Problem to solve: Find the word "that" in the listing; pull out each line holding it.
===============
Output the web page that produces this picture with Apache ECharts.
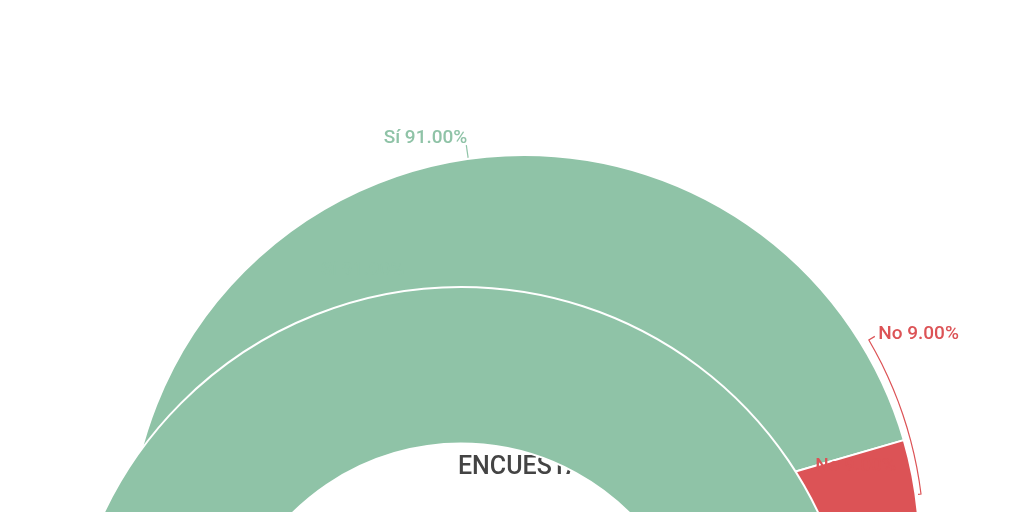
<!DOCTYPE html>
<html>
<head>
<meta charset="utf-8">
<script src="https://cdn.jsdelivr.net/npm/echarts@6/dist/echarts.min.js"></script>
<style>
  html, body { margin: 0; padding: 0; background: #fff; }
  #main { width: 1024px; height: 512px; }
</style>
</head>
<body>
<div id="main"></div>
<script>
// survey answers, same split in both rings
var answers = ['Sí', 'No'];
var frontValues = [91, 9];
var backValues = [91, 9];
var answerColors = ['#8fc3a7', '#dc5356'];

var LABEL_LIFT = 23.3; // degrees the small slice label slides up along the ring

function toData(vals) {
  var out = [];
  for (var i = 0; i < answers.length; i++) {
    out.push({ name: answers[i], value: vals[i] });
  }
  return out;
}

// label + guide line placed around the half ring (180deg -> 0deg clockwise)
function ringLabels(vals, center, r) {
  var total = 0;
  for (var i = 0; i < vals.length; i++) total += vals[i];
  function pt(deg, rad) {
    var t = deg * Math.PI / 180;
    return [center[0] + rad * Math.cos(t), center[1] - rad * Math.sin(t)];
  }
  return function (params) {
    var before = 0;
    for (var k = 0; k < params.dataIndex; k++) before += vals[k];
    var a0 = 180 - 180 * before / total;
    var a1 = 180 - 180 * (before + vals[params.dataIndex]) / total;
    var mid = (a0 + a1) / 2;
    if (mid > 60) {
      var tip = pt(mid, r + 14);
      return {
        x: tip[0] + 1, y: tip[1] + 3, align: 'right', verticalAlign: 'bottom',
        labelLinePoints: [pt(mid, r + 1), tip]
      };
    }
    // small slice near the bottom: bracket that follows the ring up to the label
    var top = mid + LABEL_LIFT;
    var pts = [pt(mid, r + 2.5)];
    var steps = 12;
    for (var s = 0; s <= steps; s++) {
      var f = s / steps;
      pts.push(pt(mid + (top - mid) * f, r + 5.5 + 3 * f));
    }
    pts.push(pt(top, r + 15.5));
    var at = pt(top, r + 19.5);
    return {
      x: at[0], y: at[1], align: 'left', verticalAlign: 'middle',
      labelLinePoints: pts
    };
  };
}

function makePie(vals, center, radius) {
  return {
    type: 'pie',
    startAngle: 180,
    endAngle: 0,
    center: center,
    radius: radius,
    itemStyle: { borderColor: '#fff', borderWidth: 2 },
    label: {
      show: true,
      position: 'outside',
      color: 'inherit',
      fontSize: 19,
      fontWeight: 500,
      overflow: 'none',
      textBorderWidth: 0,
      textShadowBlur: 0,
      formatter: function (p) {
        return p.name + ' ' + p.percent.toFixed(2) + '%';
      }
    },
    labelLine: { length: 14, length2: 0, lineStyle: { width: 1.2 } },
    labelLayout: ringLabels(vals, center, radius[1]),
    data: toData(vals)
  };
}

var myChart = echarts.init(document.getElementById('main'));
var option = {
  animation: false,
  color: answerColors,
  textStyle: { fontFamily: 'Roboto' },
  title: {
    text: 'ENCUESTA',
    left: 453,
    top: 450,
    z: 1,
    textStyle: { fontSize: 25, fontWeight: 500, color: '#444', fontFamily: 'Roboto' }
  },
  series: [
    makePie(frontValues, [524, 550.5], [239, 395.5]),
    makePie(backValues, [461, 682.5], [239, 395.5])
  ]
};
myChart.setOption(option);
</script>
</body>
</html>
===============
Problem solution:
Output the web page that produces this picture with Apache ECharts.
    // small slice near the bottom: bracket that follows the ring up to the label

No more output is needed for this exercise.